I think we should fix that, too. I consider it a bug fix, not an ABI break, personally.

>
>> That aside: I wonder whether a better API would be something that
>> allows you to create a new readonly file descriptor, instead of
>> fiddling with the writability of an existing fd.
>
> That doesn't work, unfortunately. The ashmem API we're replacing with
> memfd requires file descriptor continuity. I also looked into opening
> a new FD and dup2(2)ing atop the old one, but this approach doesn't
> work in the case that the old FD has already leaked to some other
> context (e.g., another dup, SCM_RIGHTS).

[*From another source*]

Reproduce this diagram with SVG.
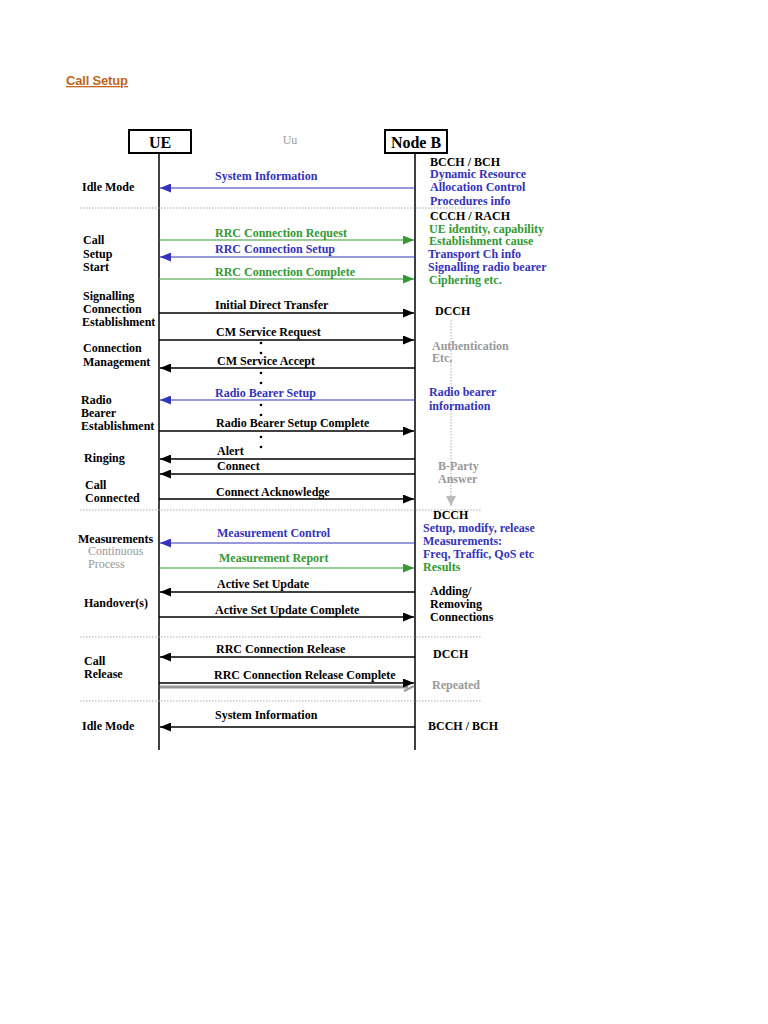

See
> https://developer.android.com/ndk/reference/group/memory. We can't
> break ASharedMemory_setProt.


Hmm. If we fix the general reopen bug, a way to drop write access from an existing struct file would do what Android needs, right? I donât know if there are general VFS issues with that.